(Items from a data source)
++++++++++

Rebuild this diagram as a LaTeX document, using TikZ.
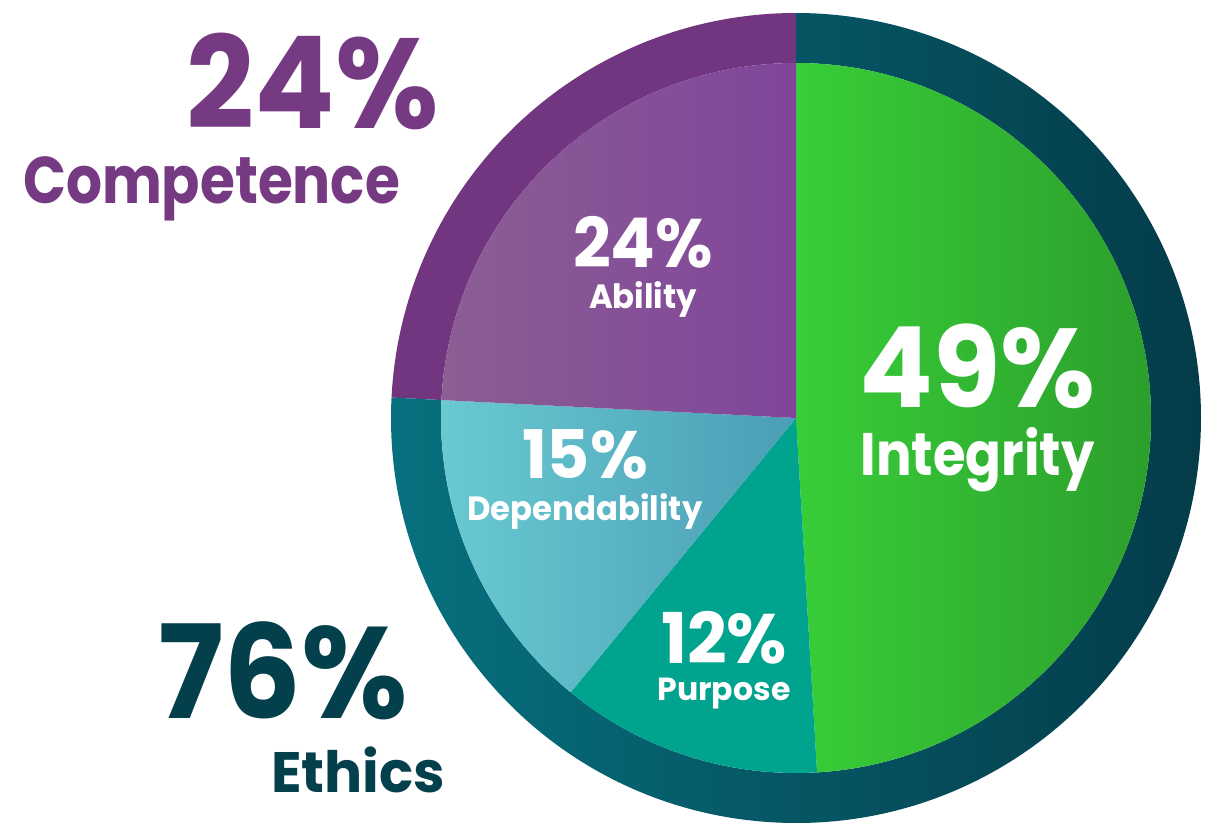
\documentclass[tikz,border=0pt]{standalone}
\usepackage{fontspec}
\setmainfont{Poppins}
\usepackage{graphicx}
\definecolor{ringpurple}{HTML}{723680}
\definecolor{ringtealL}{HTML}{07717F}
\definecolor{ringtealR}{HTML}{043B49}
\definecolor{intL}{HTML}{38CE38}
\definecolor{intR}{HTML}{2C9F2C}
\definecolor{abL}{HTML}{8B5E94}
\definecolor{abR}{HTML}{80459A}
\definecolor{depL}{HTML}{69CAD2}
\definecolor{depR}{HTML}{4A9EB5}
\definecolor{purp}{HTML}{00A38D}
\definecolor{txtpurple}{HTML}{763A82}
\definecolor{txtteal}{HTML}{043F4C}
\newcommand{\fitlbl}[3]{\resizebox{#1}{\height}{\fontsize{#2}{#2}\selectfont\bfseries #3}}
% two lines, centred, baseline distance #1 (node baseline = second line)
\newcommand{\stackc}[3]{\vbox{\baselineskip=#1\lineskiplimit=-\maxdimen\lineskip=0pt\halign{\hfil##\hfil\cr#2\cr#3\cr}}}
% two lines, right aligned
\newcommand{\stackr}[3]{\vbox{\baselineskip=#1\lineskiplimit=-\maxdimen\lineskip=0pt\halign{\hfil##\cr#2\cr#3\cr}}}
\tikzset{lbl/.style={inner sep=0pt, outer sep=0pt, anchor=base}}
\begin{document}
\begin{tikzpicture}
\useasboundingbox (0,0) rectangle (1218pt,-822pt);
\begin{scope}[shift={(796pt,-418pt)}]
  % outer ring: competence (purple)
  \fill[ringpurple] (90:405pt) arc[start angle=90,end angle=177.1,radius=405pt]
    -- (177.1:355pt) arc[start angle=177.1,end angle=90,radius=355pt] -- cycle;
  % outer ring: ethics (teal gradient)
  \shade[left color=ringtealL,right color=ringtealR] (177.1:405pt) arc[start angle=177.1,end angle=450,radius=405pt]
    -- (90:355pt) arc[start angle=450,end angle=177.1,radius=355pt] -- cycle;
  % inner pie
  \shade[left color=intL,right color=intR] (0,0) -- (90:355pt) arc[start angle=90,end angle=-86.6,radius=355pt] -- cycle;
  \fill[purp] (0,0) -- (-86.6:355pt) arc[start angle=-86.6,end angle=-129.4,radius=355pt] -- cycle;
  \shade[left color=depL,right color=depR] (0,0) -- (230.6:355pt) arc[start angle=230.6,end angle=177.1,radius=355pt] -- cycle;
  \shade[left color=abL,right color=abR] (0,0) -- (177.1:355pt) arc[start angle=177.1,end angle=90,radius=355pt] -- cycle;
\end{scope}
% outside labels
\node[lbl,anchor=base east,text=txtpurple] (comp) at (439pt,-203pt)
  {\stackr{75pt}{\fitlbl{252pt}{128pt}{24\%}}{\fitlbl{377pt}{66pt}{Competence}\kern39pt}};
\node[lbl,anchor=base east,text=txtteal] (eth) at (445pt,-792pt)
  {\stackr{74pt}{\fitlbl{250pt}{130pt}{76\%}\kern36.5pt}{\fitlbl{174pt}{57pt}{Ethics}}};
% inner labels
\node[lbl,text=white] (int) at (977.5pt,-475.7pt)
  {\stackc{68pt}{\fitlbl{236pt}{112pt}{49\%}}{\fitlbl{234pt}{60pt}{Integrity}}};
\node[lbl,text=white] (abl) at (643pt,-308.4pt)
  {\stackc{40.8pt}{\fitlbl{140pt}{68.6pt}{24\%}}{\fitlbl{108pt}{33.6pt}{Ability}}};
\node[lbl,text=white] (dep) at (585pt,-520pt)
  {\stackc{42pt}{\fitlbl{126pt}{67pt}{15\%}}{\fitlbl{235pt}{33.6pt}{Dependability}}};
\node[lbl,text=white] (pur) at (724pt,-700.5pt)
  {\stackc{37.5pt}{\fitlbl{126pt}{70pt}{12\%}}{\fitlbl{133pt}{32pt}{Purpose}}};
\end{tikzpicture}
\end{document}
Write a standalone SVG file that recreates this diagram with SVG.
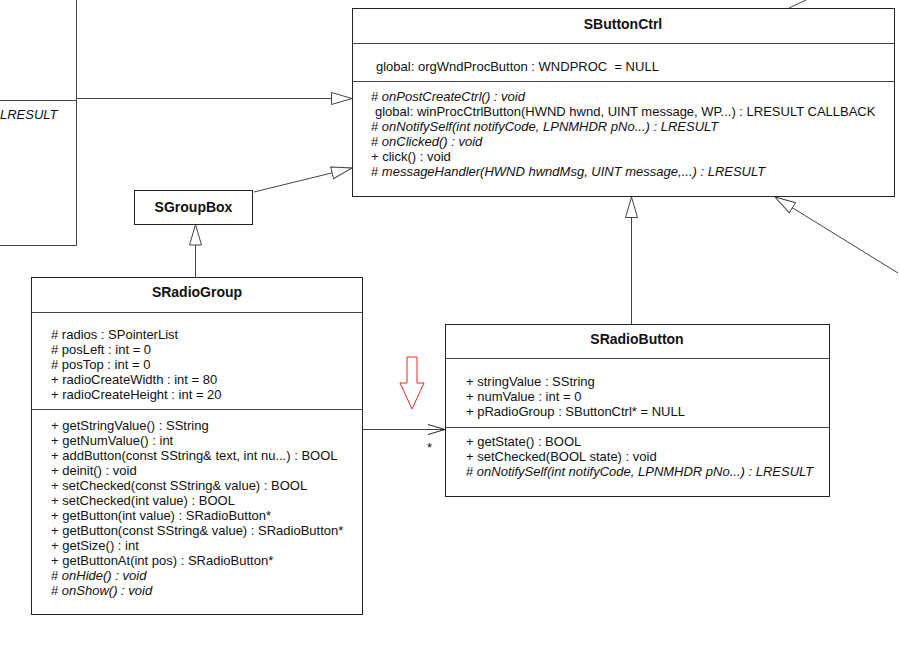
<svg xmlns="http://www.w3.org/2000/svg" width="900" height="645" viewBox="0 0 900 645">
<style>
text{font-family:"Liberation Sans",Arial,sans-serif;font-size:13px;fill:#111}
.t{font-weight:bold;font-size:14px;text-anchor:middle}
.i{font-style:italic}
.box{fill:#fff;stroke:#222;stroke-width:1}
.sep{stroke:#444;stroke-width:1}
.ln{stroke:#444;stroke-width:1;fill:none}
</style>
<defs>
<marker id="tri" markerUnits="userSpaceOnUse" markerWidth="24" markerHeight="14" refX="21" refY="7" orient="auto">
<path d="M0.5,1 L21,7 L0.5,13 Z" fill="#fff" stroke="#444" stroke-width="1"/>
</marker>
<marker id="open" markerUnits="userSpaceOnUse" markerWidth="20" markerHeight="12" refX="17" refY="6" orient="auto">
<path d="M0,1 L17,6 L0,11" fill="none" stroke="#222" stroke-width="1"/>
</marker>
</defs>
<rect width="900" height="645" fill="#fff"/>

<g id="left-partial">
<path class="ln" d="M76.5,0 V245.5 H0 M0,100.5 H76.5" stroke="#222"/>
<text x="0" y="119" class="i">LRESULT</text>
</g>

<g id="connectors">
<line class="ln" x1="76" y1="98.5" x2="352" y2="98.5" marker-end="url(#tri)"/>
<line class="ln" x1="254" y1="192" x2="352" y2="168" marker-end="url(#tri)"/>
<line class="ln" x1="195.5" y1="277" x2="195.5" y2="224.5" marker-end="url(#tri)"/>
<line class="ln" x1="631.5" y1="324" x2="631.5" y2="197" marker-end="url(#tri)"/>
<line class="ln" x1="898" y1="273" x2="775" y2="197" marker-end="url(#tri)"/>
<line class="ln" x1="789" y1="8" x2="806" y2="0"/>
<line class="ln" x1="363" y1="429.5" x2="445" y2="429.5" marker-end="url(#open)"/>
<text x="427" y="452" font-size="11">*</text>
</g>

<g id="SButtonCtrl">
<rect class="box" x="352.5" y="8.5" width="542" height="188"/>
<line class="sep" x1="352.5" y1="43.5" x2="894.5" y2="43.5"/>
<line class="sep" x1="352.5" y1="81.5" x2="894.5" y2="81.5"/>
<text class="t" x="623" y="29">SButtonCtrl</text>
<text x="376" y="71">global: orgWndProcButton : WNDPROC &#160;= NULL</text>
<text x="371" y="101"># <tspan class="i">onPostCreateCtrl() : void</tspan></text>
<text x="375" y="116">global: winProcCtrlButton(HWND hwnd, UINT message, WP...) : LRESULT CALLBACK</text>
<text x="371" y="131"># <tspan class="i">onNotifySelf(int notifyCode, LPNMHDR pNo...) : LRESULT</tspan></text>
<text x="371" y="146"># <tspan class="i">onClicked() : void</tspan></text>
<text x="371" y="161">+ click() : void</text>
<text x="371" y="176"># <tspan class="i">messageHandler(HWND hwndMsg, UINT message,...) : LRESULT</tspan></text>
</g>

<g id="SGroupBox">
<rect class="box" x="134.5" y="190.5" width="118" height="34"/>
<text class="t" x="193.5" y="212">SGroupBox</text>
</g>

<g id="SRadioGroup">
<rect class="box" x="31.5" y="277.5" width="331" height="337"/>
<line class="sep" x1="31.5" y1="312.5" x2="362.5" y2="312.5"/>
<line class="sep" x1="31.5" y1="409.5" x2="362.5" y2="409.5"/>
<text class="t" x="197" y="297">SRadioGroup</text>
<text x="51" y="339"># radios : SPointerList</text>
<text x="51" y="354"># posLeft : int = 0</text>
<text x="51" y="369"># posTop : int = 0</text>
<text x="51" y="384">+ radioCreateWidth : int = 80</text>
<text x="51" y="399">+ radioCreateHeight : int = 20</text>
<text x="51" y="429.5">+ getStringValue() : SString</text>
<text x="51" y="444.5">+ getNumValue() : int</text>
<text x="51" y="459.5">+ addButton(const SString&amp; text, int nu...) : BOOL</text>
<text x="51" y="474.5">+ deinit() : void</text>
<text x="51" y="489.5">+ setChecked(const SString&amp; value) : BOOL</text>
<text x="51" y="504.5">+ setChecked(int value) : BOOL</text>
<text x="51" y="519.5">+ getButton(int value) : SRadioButton*</text>
<text x="51" y="534.5">+ getButton(const SString&amp; value) : SRadioButton*</text>
<text x="51" y="549.5">+ getSize() : int</text>
<text x="51" y="564.5">+ getButtonAt(int pos) : SRadioButton*</text>
<text x="51" y="579.5"># <tspan class="i">onHide() : void</tspan></text>
<text x="51" y="594.5"># <tspan class="i">onShow() : void</tspan></text>
</g>

<g id="SRadioButton">
<rect class="box" x="445.5" y="324.5" width="384" height="172"/>
<line class="sep" x1="445.5" y1="358.5" x2="829.5" y2="358.5"/>
<line class="sep" x1="445.5" y1="427.5" x2="829.5" y2="427.5"/>
<text class="t" x="637" y="344">SRadioButton</text>
<text x="466" y="386">+ stringValue : SString</text>
<text x="466" y="401">+ numValue : int = 0</text>
<text x="466" y="416">+ pRadioGroup : SButtonCtrl* = NULL</text>
<text x="466" y="446">+ getState() : BOOL</text>
<text x="466" y="461">+ setChecked(BOOL state) : void</text>
<text x="466" y="476"># <tspan class="i">onNotifySelf(int notifyCode, LPNMHDR pNo...) : LRESULT</tspan></text>
</g>

<g id="red-arrow">
<polygon points="407,357 417,357 417,383 424,383 412,409 400,383 407,383" fill="#fff" stroke="#e8282a" stroke-width="1"/>
</g>
</svg>
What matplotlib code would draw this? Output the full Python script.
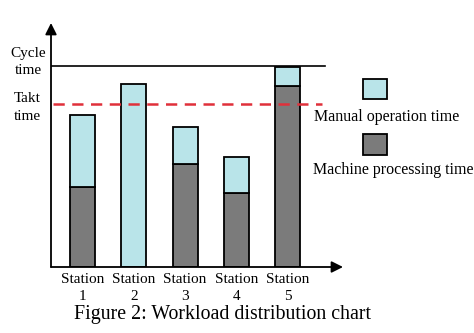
import matplotlib.pyplot as plt
from matplotlib.patches import Rectangle

plt.rcParams['font.family'] = ['Liberation Serif', 'DejaVu Serif']

# Данные
stations = ["Station\n1", "Station\n2", "Station\n3", "Station\n4", "Station\n5"]
machine_time = [80, 0, 103, 74, 181]
manual_time = [72, 183, 37, 36, 19]
cycle_time = 201
takt_time = 163

light = '#b9e4e9'
dark = '#7b7b7b'

fig = plt.figure(figsize=(4.74, 3.33), dpi=100)
W, H = 474, 333
# оси в пиксельных координатах картинки
ax = fig.add_axes([51 / W, (H - 267) / H, (343 - 51) / W, (267 - 23) / H])

x = list(range(len(stations)))
ax.bar(x, machine_time, width=0.49, color=dark, edgecolor='black', linewidth=1.3)
ax.bar(x, manual_time, width=0.49, bottom=machine_time, color=light,
       edgecolor='black', linewidth=1.3)

ax.set_xlim(-0.615, 5.08)
ax.set_ylim(0, 244)

ax.axhline(cycle_time, xmin=0, xmax=0.938, color='black', linewidth=1.2)
ax.axhline(takt_time, xmin=0.007, xmax=0.928, color='#e0303a', linewidth=1.8,
           linestyle=(0, (4.5, 3)))

# оси со стрелками
for s in ax.spines.values():
    s.set_visible(False)
ax.annotate('', xy=(0, 1.0), xytext=(0, 0), xycoords='axes fraction',
            arrowprops=dict(arrowstyle='-|>', color='black', lw=1.3,
                            mutation_scale=17, shrinkA=0, shrinkB=0))
ax.annotate('', xy=(1.0, 0), xytext=(0, 0), xycoords='axes fraction',
            arrowprops=dict(arrowstyle='-|>', color='black', lw=1.3,
                            mutation_scale=17, shrinkA=0, shrinkB=0))

ax.set_xticks(x)
ax.set_xticklabels(stations, fontsize=11, linespacing=1.45)
ax.tick_params(axis='x', length=0, pad=4)
ax.set_yticks([])

fig.text(28 / W, 1 - 62 / H, "Cycle\ntime", ha='center', va='center',
         fontsize=11, linespacing=1.5)
fig.text(27 / W, 1 - 107 / H, "Takt\ntime", ha='center', va='center',
         fontsize=11, linespacing=1.5)

# легенда
fig.add_artist(Rectangle((363 / W, (H - 99) / H), 24 / W, 20 / H,
                         transform=fig.transFigure, facecolor=light,
                         edgecolor='black', linewidth=1.3))
fig.add_artist(Rectangle((363 / W, (H - 155) / H), 24 / W, 21 / H,
                         transform=fig.transFigure, facecolor=dark,
                         edgecolor='black', linewidth=1.3))
fig.text(387 / W, 1 - 117 / H, "Manual operation time", ha='center',
         va='center', fontsize=11.5)
fig.text(393 / W, 1 - 170 / H, "Machine processing time", ha='center',
         va='center', fontsize=11.5)

fig.text(223 / W, 1 - 315 / H, "Figure 2: Workload distribution chart",
         ha='center', va='center', fontsize=14.3)

plt.savefig('out.png', dpi=100)
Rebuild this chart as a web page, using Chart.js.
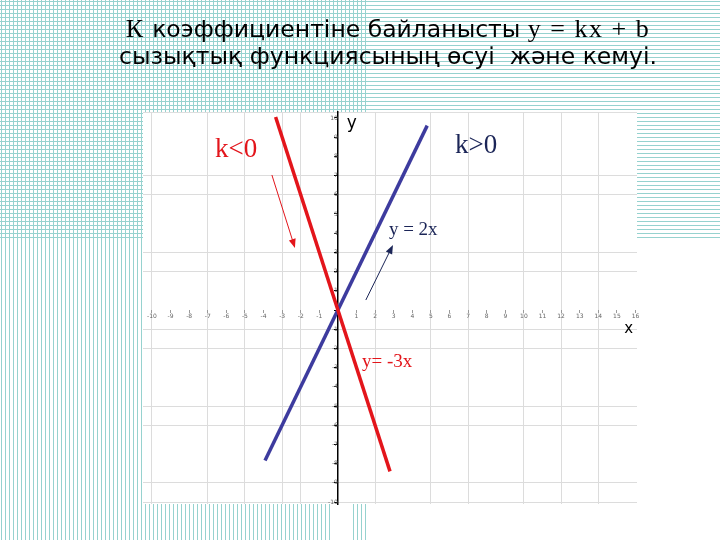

++++++++++

Copy out every line of the listing that contains the string "using".

* OUTPUT OF THE EXERCISE
Rebuild this diagram as a LaTeX document, using TikZ.
Rebuild this chart as a web page, using Chart.js.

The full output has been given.